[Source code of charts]
------------------------------------------------
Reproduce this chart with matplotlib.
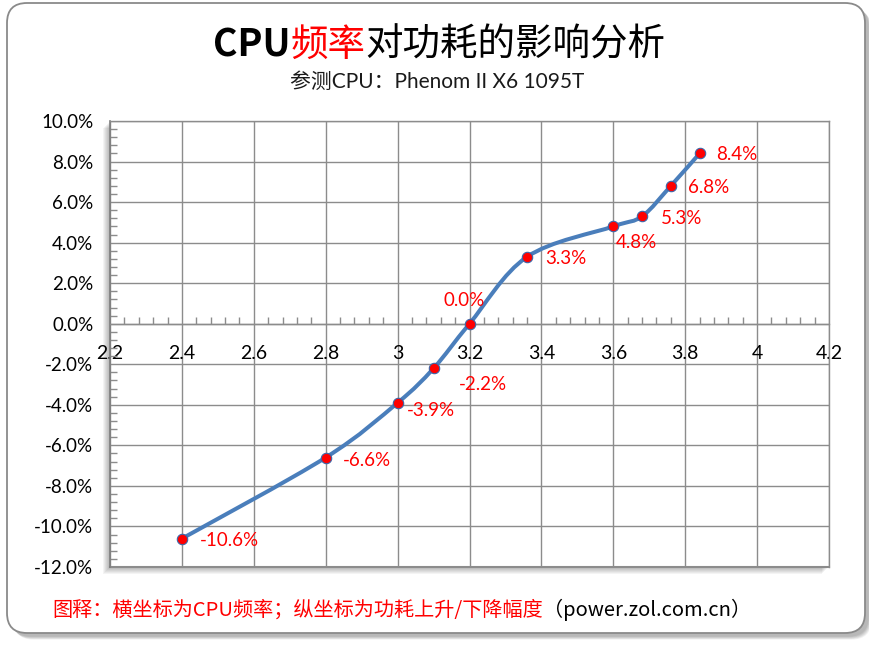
import matplotlib
matplotlib.use('Agg')
import matplotlib.pyplot as plt
from matplotlib.patches import FancyBboxPatch, Rectangle, PathPatch
from matplotlib.path import Path
from matplotlib.ticker import MultipleLocator, FixedLocator, FixedFormatter, FuncFormatter

# ---------------- data ----------------
freq = [2.4, 2.8, 3.0, 3.1, 3.2, 3.36, 3.6, 3.68, 3.76, 3.84]
power_change = [-10.6, -6.6, -3.9, -2.2, 0.0, 3.3, 4.8, 5.3, 6.8, 8.4]
point_labels = ['-10.6%', '-6.6%', '-3.9%', '-2.2%', '0.0%', '3.3%', '4.8%', '5.3%', '6.8%', '8.4%']
x_ticks = [2.2, 2.4, 2.6, 2.8, 3.0, 3.2, 3.4, 3.6, 3.8, 4.0, 4.2]
x_tick_labels = ['2.2', '2.4', '2.6', '2.8', '3', '3.2', '3.4', '3.6', '3.8', '4', '4.2']
y_ticks = [-12, -10, -8, -6, -4, -2, 0, 2, 4, 6, 8, 10]
title_parts = [("CPU", 'black', 'bold'), ("频率", 'red', 'normal'), ("对功耗的影响分析", 'black', 'normal')]
subtitle = "参测CPU：Phenom II X6 1095T"
footer_parts = [("图释：横坐标为CPU频率；纵坐标为功耗上升/下降幅度", 'red'), ("（power.zol.com.cn）", 'black')]

# label placement (pixels offset, alignment) - style only
label_offsets = [(18, -2, 'left', 'center'), (17, -3, 'left', 'center'), (9, -8, 'left', 'center'),
                 (25, -16, 'left', 'center'), (-5, 23, 'center', 'center'), (18, -2, 'left', 'center'),
                 (2, -16, 'left', 'center'), (19, -2, 'left', 'center'), (17, -2, 'left', 'center'),
                 (17, -1, 'left', 'center')]

plt.rcParams['font.family'] = ['Lato', 'Noto Sans CJK SC', 'DejaVu Sans']

W, H = 869, 645
fig = plt.figure(figsize=(W / 100, H / 100), dpi=100)
fig.patch.set_facecolor('white')

def px(x, y):
    return x / W, 1 - y / H

# ---------------- outer rounded frame with shadow ----------------
inch = fig.dpi_scale_trans
bx0, by0, bx1, by1 = 7, 3, 865, 633
for k in range(6, 0, -1):
    sh = FancyBboxPatch(((bx0 + 3 + k * 0.6) / 100, (H - by1 - 3 - k * 0.6) / 100),
                        (bx1 - bx0) / 100, (by1 - by0) / 100,
                        boxstyle="round,pad=0,rounding_size=0.2", transform=inch,
                        facecolor='#000000', edgecolor='none', alpha=0.05, zorder=0.1)
    fig.patches.append(sh)
frame = FancyBboxPatch((bx0 / 100, (H - by1) / 100), (bx1 - bx0) / 100, (by1 - by0) / 100,
                       boxstyle="round,pad=0,rounding_size=0.2", transform=inch,
                       facecolor='white', edgecolor='#8a8a8a', linewidth=1.3, zorder=0.2)
fig.patches.append(frame)

# ---------------- axes ----------------
ax_l, ax_t, ax_r, ax_b = 110, 121, 829, 567
ax = fig.add_axes([ax_l / W, 1 - ax_b / H, (ax_r - ax_l) / W, (ax_b - ax_t) / H])
ax.set_zorder(2)
ax.set_facecolor('white')

# plot-area shadow (lower-left)
for k in range(1, 8):
    r = Rectangle(((ax_l - k) / W, 1 - (ax_b + k) / H), (ax_r - ax_l) / W, (ax_b - ax_t) / H,
                  transform=fig.transFigure, facecolor='#000000', edgecolor='none',
                  alpha=0.045, zorder=0.5)
    fig.patches.append(r)

ax.set_xlim(2.2, 4.2)
ax.set_ylim(-12, 10)

ax.xaxis.set_major_locator(FixedLocator(x_ticks))
ax.xaxis.set_major_formatter(FixedFormatter(x_tick_labels))
ax.xaxis.set_minor_locator(MultipleLocator(0.04))
ax.yaxis.set_major_locator(FixedLocator(y_ticks))
ax.yaxis.set_major_formatter(FuncFormatter(lambda v, p: f"{v:.1f}%"))
ax.yaxis.set_minor_locator(MultipleLocator(0.4))

grid_c = '#8c8c8c'
ax.grid(True, which='major', color=grid_c, linewidth=1.0)
ax.set_axisbelow(True)
for s in ['top', 'right']:
    ax.spines[s].set_color(grid_c)
    ax.spines[s].set_linewidth(1.0)
ax.spines['left'].set_color('#7f7f7f')
ax.spines['left'].set_linewidth(1.2)
ax.spines['bottom'].set_position(('data', 0))
ax.spines['bottom'].set_color(grid_c)
ax.spines['bottom'].set_linewidth(1.0)
ax.axhline(-12, color=grid_c, linewidth=1.5, clip_on=False, zorder=0.5)

ax.tick_params(axis='x', which='both', direction='in', colors=grid_c, labelcolor='black',
               labelsize=14, pad=15)
ax.tick_params(axis='x', which='major', length=0)
ax.tick_params(axis='x', which='minor', length=5, width=1)
ax.tick_params(axis='y', which='both', direction='in', colors=grid_c, labelcolor='black',
               labelsize=13.5, pad=12)
ax.tick_params(axis='y', which='major', length=0)
ax.tick_params(axis='y', which='minor', length=5, width=1)

# ---------------- smooth line (Excel-style Bezier through data points) ----------------
pts = list(zip(freq, power_change))
verts = [pts[0]]
codes = [Path.MOVETO]
n = len(pts)
for i in range(n - 1):
    p0 = pts[i - 1] if i > 0 else pts[i]
    p1 = pts[i]
    p2 = pts[i + 1]
    p3 = pts[i + 2] if i + 2 < n else pts[i + 1]
    c1 = (p1[0] + (p2[0] - p0[0]) / 6, p1[1] + (p2[1] - p0[1]) / 6)
    c2 = (p2[0] - (p3[0] - p1[0]) / 6, p2[1] - (p3[1] - p1[1]) / 6)
    verts += [c1, c2, p2]
    codes += [Path.CURVE4] * 3
curve = PathPatch(Path(verts, codes), facecolor='none', edgecolor='#4a7ebb', linewidth=2.9,
                  capstyle='round', joinstyle='round', zorder=3)
ax.add_patch(curve)
ax.plot(freq, power_change, linestyle='none', marker='o', markersize=7.5,
        markerfacecolor='#ff0000', markeredgecolor='#3d66a8', markeredgewidth=0.8, zorder=4)

for xv, yv, lab, (dx, dy, ha, va) in zip(freq, power_change, point_labels, label_offsets):
    ax.annotate(lab, (xv, yv), xytext=(dx, dy), textcoords='offset pixels',
                ha=ha, va=va, color='#ff0000', fontsize=13.5, zorder=5)

# ---------------- titles ----------------
fig.canvas.draw()
renderer = fig.canvas.get_renderer()

def place_parts(parts, cx, cy, size, family=None):
    texts = []
    for s, c, w in parts:
        t = fig.text(0, 0, s, color=c, fontsize=size, fontweight=w, va='center', ha='left',
                     family=family if family else plt.rcParams['font.family'])
        texts.append(t)
    widths = [t.get_window_extent(renderer).width for t in texts]
    total = sum(widths)
    x = cx - total / 2
    for t, w in zip(texts, widths):
        t.set_position(px(x, cy))
        x += w
    return texts

place_parts(title_parts, 439, 45, 27, family=['Noto Sans CJK SC', 'DejaVu Sans'])
fig.text(*px(437, 82), subtitle, ha='center', va='center', fontsize=15, color='#1a1a1a')

# footer (left aligned)
x = 52
for s, c in footer_parts:
    t = fig.text(*px(x, 610), s, ha='left', va='center', fontsize=14.5, color=c,
                 family=['Noto Sans CJK SC', 'DejaVu Sans'])
    x += t.get_window_extent(renderer).width

fig.savefig('out.png', dpi=100, facecolor='white')
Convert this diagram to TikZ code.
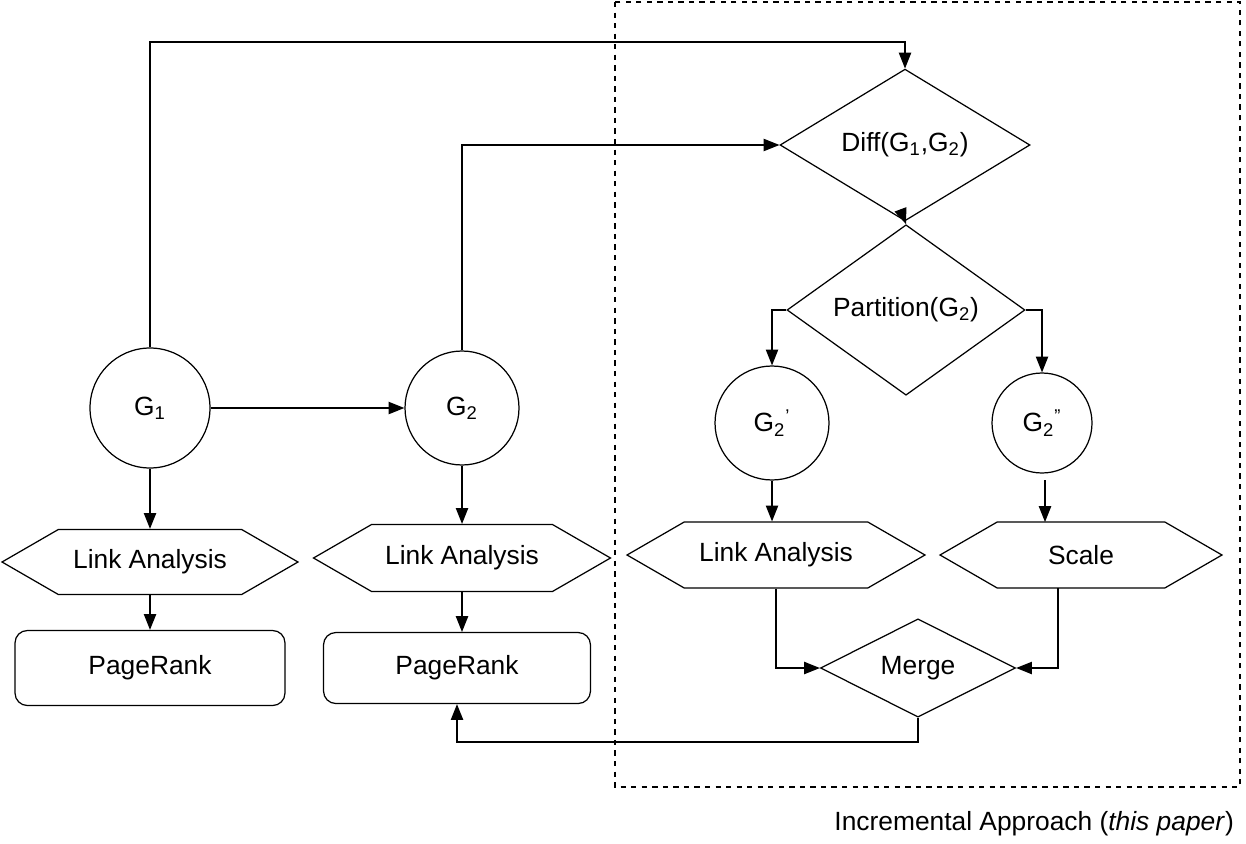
------------------------------------------------
Short exercise:
Give again, exactly, the lines from the start of the data through the one holding "return x / W, 1 - y / H"; omit the pictures.

Answer to this task:
Reproduce this chart with matplotlib.
import matplotlib
matplotlib.use('Agg')
import matplotlib.pyplot as plt
from matplotlib.patches import FancyBboxPatch, Rectangle, PathPatch
from matplotlib.path import Path
from matplotlib.ticker import MultipleLocator, FixedLocator, FixedFormatter, FuncFormatter

# ---------------- data ----------------
freq = [2.4, 2.8, 3.0, 3.1, 3.2, 3.36, 3.6, 3.68, 3.76, 3.84]
power_change = [-10.6, -6.6, -3.9, -2.2, 0.0, 3.3, 4.8, 5.3, 6.8, 8.4]
point_labels = ['-10.6%', '-6.6%', '-3.9%', '-2.2%', '0.0%', '3.3%', '4.8%', '5.3%', '6.8%', '8.4%']
x_ticks = [2.2, 2.4, 2.6, 2.8, 3.0, 3.2, 3.4, 3.6, 3.8, 4.0, 4.2]
x_tick_labels = ['2.2', '2.4', '2.6', '2.8', '3', '3.2', '3.4', '3.6', '3.8', '4', '4.2']
y_ticks = [-12, -10, -8, -6, -4, -2, 0, 2, 4, 6, 8, 10]
title_parts = [("CPU", 'black', 'bold'), ("频率", 'red', 'normal'), ("对功耗的影响分析", 'black', 'normal')]
subtitle = "参测CPU：Phenom II X6 1095T"
footer_parts = [("图释：横坐标为CPU频率；纵坐标为功耗上升/下降幅度", 'red'), ("（power.zol.com.cn）", 'black')]

# label placement (pixels offset, alignment) - style only
label_offsets = [(18, -2, 'left', 'center'), (17, -3, 'left', 'center'), (9, -8, 'left', 'center'),
                 (25, -16, 'left', 'center'), (-5, 23, 'center', 'center'), (18, -2, 'left', 'center'),
                 (2, -16, 'left', 'center'), (19, -2, 'left', 'center'), (17, -2, 'left', 'center'),
                 (17, -1, 'left', 'center')]

plt.rcParams['font.family'] = ['Lato', 'Noto Sans CJK SC', 'DejaVu Sans']

W, H = 869, 645
fig = plt.figure(figsize=(W / 100, H / 100), dpi=100)
fig.patch.set_facecolor('white')

def px(x, y):
    return x / W, 1 - y / H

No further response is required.